Im 98. Lebensjahr verstarb in Wien Obermedizinalrat Dr. Moritz Nagler. Nagler war es nach der nationalsozialistischen Machtübernahme gelungen, nach Rumänien zu flüchten. Nachdem sich Rumänien im Zuge der Teilnahme rumänischer Truppen am deutschen Überfall auf die Sowjetunion im Juli 1941 das 1940 zwangsweise an die UdSSR abgetretene Bessarabien (heute Moldawien) „zurückgeholt“ hatte, verübten rumänische und deutsche Einheiten – teilweise mit Unterstützung der einheimischen ukrainischen Bevölkerung – in den Sommer- und Herbstmonaten 1941 entsetzliche Massaker an der jüdischen Bevölkerung in Bessarabien, Transnistrien (dem Gebiet zwischen Dnjestr und südlichem Bug) und Odessa. Jenseits des Dnjestr richteten die rumänischen Behörden in den von den abziehenden sowjetischen Truppen evakuierten Siedlungen Lager ein, in die Jüdinnen und Juden aus Bessarabien und der ebenfalls annektierten Bukowina sowie jüdischer Flüchtlinge, die zunächst in Rumänien Zuflucht gefunden hatten, abgeschoben wurden – großteils unter Bedingungen, die den Betroffenen als „Todesmärsche“ in Erinnerung blieben. Tausende Menschen verhungerten oder erfroren in den Lagern oder gingen an Seuchen zugrunde. Moritz Nagler und seine Frau Friederike wurden am 28. Oktober 1941 nach Transnistrien deportiert und bis zu ihrer Befreiung durch sowjetische Truppen am 15. März 1944 im Dorf Tibulovca (ukrainisch Topolivka, zwischen Vinnycja/Winnitza und Umanj gelegen) interniert. Gemeinsam mit anderen Überlebenden gründeten die beiden in Bukarest eine „Vereinigung der nach Transnistrien verschickt gewesenen Personen“, konnten aber im Juni 1946 nach Wien zurückkehren. Hier schlossen sie sich dem „Aktionskomitee der wegen ihrer Abstammung Verfolgten“ im KZ-Verband an.
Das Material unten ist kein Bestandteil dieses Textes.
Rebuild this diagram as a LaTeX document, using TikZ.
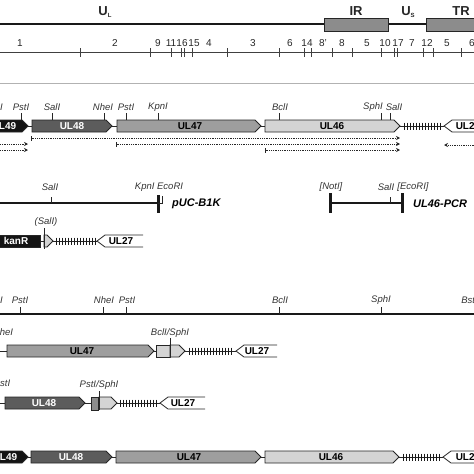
\documentclass[tikz,border=0pt]{standalone}
\usepackage{fontspec}
\setmainfont{Liberation Sans}
\usepackage{xcolor}
\usetikzlibrary{positioning, arrows.meta}

\definecolor{gUL49}{gray}{0.08}
\definecolor{gUL48}{gray}{0.36}
\definecolor{gUL47}{gray}{0.62}
\definecolor{gUL46}{gray}{0.83}
\definecolor{gBox}{gray}{0.55}

% gene pointing right: x start, x end, y centre, fill
\newcommand{\genefwd}[4]{%
  \draw[gene, fill=#4] (#1,#3-6) -- (#2-6,#3-6) -- (#2,#3)
    -- (#2-6,#3+6) -- (#1,#3+6) -- cycle;}
% UL27 pointing left, open at its right end: tip x, end x, y centre
\newcommand{\generev}[3]{%
  \fill[white] (#1,#3) -- (#1+8,#3-6) -- (#2,#3-6) -- (#2,#3+6)
    -- (#1+8,#3+6) -- cycle;
  \draw[gene] (#2,#3-6) -- (#1+8,#3-6) -- (#1,#3) -- (#1+8,#3+6) -- (#2,#3+6);}
% repeat stretch: x start, number of steps, y centre
\newcommand{\repeats}[3]{%
  \foreach \k in {0,...,#2}
    \draw[rep] (#1+3*\k,#3-3.5) -- (#1+3*\k,#3+3.5);}

\begin{document}
\begin{tikzpicture}[
    x=1pt, y=-1pt,
    gene/.style={draw=black!85, line width=0.8pt, line join=miter},
    genelbl/.style={font=\fontsize{10}{11}\selectfont\bfseries, inner sep=0pt},
    sitelbl/.style={font=\fontsize{9.5}{10}\selectfont\itshape, text=black!80,
                    inner sep=0pt},
    numlbl/.style={font=\fontsize{10}{11}\selectfont, text=black!85, inner sep=0pt},
    toplbl/.style={font=\fontsize{13}{14}\selectfont\bfseries, text=black!85,
                   inner sep=0pt},
    plaslbl/.style={font=\fontsize{11}{12}\selectfont\bfseries\itshape,
                    anchor=west, inner sep=0pt},
    ruler/.style={line width=0.7pt, black!75},
    thickline/.style={line width=2pt, black!90},
    backbone/.style={line width=0.8pt, black!85},
    site/.style={line width=0.8pt, black!85},
    endbar/.style={line width=3pt, black!90},
    rep/.style={line width=0.9pt, black!90},
    sep/.style={line width=0.8pt, gray!60},
    frag/.style={densely dotted, line width=0.8pt, black!85,
                 {Bar[width=5pt, line width=0.7pt]}-{Stealth[length=4pt, width=4pt]}},
    fragl/.style={densely dotted, line width=0.8pt, black!85,
                  -{Stealth[length=4pt, width=4pt]}},
]
\useasboundingbox (0,0) rectangle (474,474);
\clip (0,0) rectangle (474,474);

% --- Genome overview ---
\draw[thickline] (0,24) -- (474,24);
\draw[gene, fill=gBox] (324,18) rectangle (388,31);
\draw[gene, fill=gBox] (426,18) rectangle (480,31);
\node[toplbl] (ul) at (105,12)
    {U\raisebox{-1.5pt}{\fontsize{6}{6}\selectfont L}};
\node[toplbl] (ir) at (356,11) {IR};
\node[toplbl] (us) at (408,12)
    {U\raisebox{-1.5pt}{\fontsize{6}{6}\selectfont S}};
\node[toplbl] (tr) at (461,11) {TR};

% --- Fragment ruler ---
\draw[ruler] (0,52) -- (474,52);
\foreach \tx in {80,150,171,181,184,192,227,279,304,311,332,352,381,394,397,423,433,461}
    \draw[ruler] (\tx,48) -- (\tx,57);
\foreach \nx/\nt [count=\i] in {20/1, 115/2, 158/9, 171/11, 182/16, 194/15,
        209/4, 253/3, 290/6, 307/14, 323/8', 342/8, 367/5, 385/10, 398/17,
        412/7, 427/12, 447/5, 472/6}
    \node[numlbl] (n\i) at (\nx,43) {\nt};

\draw[sep] (0,83) -- (474,83);

% --- Wild-type locus ---
\draw[backbone] (0,126) -- (444,126);
\genefwd{-20}{28}{126}{gUL49}
\genefwd{32}{112}{126}{gUL48}
\genefwd{117}{261}{126}{gUL47}
\genefwd{265}{400}{126}{gUL46}
\repeats{404}{12}{126}
\generev{444}{480}{126}
\node[genelbl, text=white] (a49) at (4,126) {UL49};
\node[genelbl, text=white] (a48) at (72,126) {UL48};
\node[genelbl] (a47) at (190,126) {UL47};
\node[genelbl] (a46) at (332,126) {UL46};
\node[genelbl] (a27) at (468,126) {UL27};

\foreach \sx in {21,52,104,126,158,279,381,390}
    \draw[site] (\sx,120) -- (\sx,113);
\node[sitelbl] (a0) at (-10,107) {BstEII};
\node[sitelbl] (a1) at (21,107) {PstI};
\node[sitelbl] (a2) at (52,107) {SalI};
\node[sitelbl] (a3) at (103,107) {NheI};
\node[sitelbl] (a4) at (126,107) {PstI};
\node[sitelbl] (a5) at (158,107) {KpnI};
\node[sitelbl] (a6) at (280,107) {BclI};
\node[sitelbl] (a7) at (373,107) {SphI};
\node[sitelbl] (a8) at (394,107) {SalI};

% fragments
\draw[frag] (31,138) -- (400,138);
\draw[fragl] (0,144) -- (28,144);
\draw[frag] (116,144) -- (400,144);
\draw[fragl] (0,150) -- (28,150);
\draw[frag] (265,150) -- (400,150);
\draw[fragl] (476,145) -- (444,145);

% --- Plasmids ---
\draw[thickline] (0,203) -- (158,203);
\draw[endbar] (158,195) -- (158,213);
\draw[site] (158,203) -- (162,203) -- (162,196);
\draw[site] (51,197) -- (51,203);
\node[sitelbl] (b1) at (50,187) {SalI};
\node[sitelbl] (b2) at (159,187) {KpnI EcoRI};
\node[plaslbl] (puc) at (172,204) {pUC-B1K};

\draw[thickline] (330,203) -- (402,203);
\draw[endbar] (330,193) -- (330,213);
\draw[endbar] (402,193) -- (402,213);
\draw[site] (390,197) -- (390,203);
\node[sitelbl] (b3) at (331,187) {[NotI]};
\node[sitelbl] (b4) at (386,187) {SalI};
\node[sitelbl] (b5) at (413,187) {[EcoRI]};
\node[plaslbl] (pcr) at (413,204) {UL46-PCR};

% --- kanR cassette ---
\draw[backbone] (40,241) -- (97,241);
\draw[gene, fill=gUL49] (-5,235) rectangle (40,247);
\draw[gene, fill=gUL46] (44,235) -- (47,235) -- (53,241) -- (47,247) -- (44,247) -- cycle;
\draw[site] (44,228) -- (44,249);
\repeats{56}{13}{241}
\generev{97}{143}{241}
\node[genelbl, text=white] (kan) at (16,241) {kanR};
\node[sitelbl] (c1) at (46,222) {(SalI)};
\node[genelbl] (c27) at (121,241) {UL27};

% --- Genomic map ---
\draw[thickline] (0,314) -- (474,314);
\foreach \sx in {20,103,126,279,381,477}
    \draw[site] (\sx,314) -- (\sx,307);
\node[sitelbl] (d0) at (-10,300) {BstEII};
\node[sitelbl] (d1) at (20,300) {PstI};
\node[sitelbl] (d2) at (104,300) {NheI};
\node[sitelbl] (d3) at (127,300) {PstI};
\node[sitelbl] (d4) at (280,300) {BclI};
\node[sitelbl] (d5) at (381,300) {SphI};
\node[sitelbl] (d6) at (474,300) {BstEII};

% --- UL47 construct ---
\draw[backbone] (0,351) -- (236,351);
\genefwd{7}{154}{351}{gUL47}
\draw[gene, fill=gUL46] (156,345) rectangle (170,357);
\genefwd{170}{185}{351}{gUL46}
\draw[site] (170,338) -- (170,357);
\repeats{189}{14}{351}
\generev{236}{277}{351}
\node[sitelbl] (e0) at (3,332) {NheI};
\node[sitelbl] (e1) at (170,333) {BclI/SphI};
\node[genelbl] (e47) at (82,351) {UL47};
\node[genelbl] (e27) at (257,351) {UL27};

% --- UL48 construct ---
\draw[backbone] (0,403) -- (160,403);
\genefwd{5}{85}{403}{gUL48}
\draw[gene, fill=gBox] (91,397) rectangle (98,410);
\genefwd{99}{117}{403}{gUL46}
\draw[site] (99,391) -- (99,410);
\repeats{120}{12}{403}
\generev{160}{205}{403}
\node[sitelbl] (f0) at (2,383) {PstI};
\node[sitelbl] (f1) at (99,385) {PstI/SphI};
\node[genelbl, text=white] (f48) at (44,403) {UL48};
\node[genelbl] (f27) at (183,403) {UL27};

% --- Rescued locus ---
\draw[backbone] (0,457) -- (443,457);
\genefwd{-20}{28}{457}{gUL49}
\genefwd{31}{112}{457}{gUL48}
\genefwd{116}{261}{457}{gUL47}
\genefwd{265}{399}{457}{gUL46}
\repeats{403}{12}{457}
\generev{443}{480}{457}
\node[genelbl, text=white] (g49) at (5,457) {UL49};
\node[genelbl, text=white] (g48) at (71,457) {UL48};
\node[genelbl] (g47) at (189,457) {UL47};
\node[genelbl] (g46) at (331,457) {UL46};
\node[genelbl] (g27) at (468,457) {UL27};
\end{tikzpicture}
\end{document}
Bestätigung des rumänischen Vereins der Transnistrien-Deportierten für Moritz und Friedrike Nagler
Bestätigung des rumänischen Vereins der Transnistrien-Deportierten für Moritz und Friedrike Nagler

Moritz Nagler nahm sein Medizinstudium, das er 1938, als 22-jähriger, abzubrechen gezwungen war, wieder auf, wurde Facharzt für Innere Medizin und war zuletzt Primararzt am Krankenhaus Klosterneuburg. Auch als Mitglied der Sozialdemokratischen Ärztevereinigung blieb er dem KZ-Verband verbunden.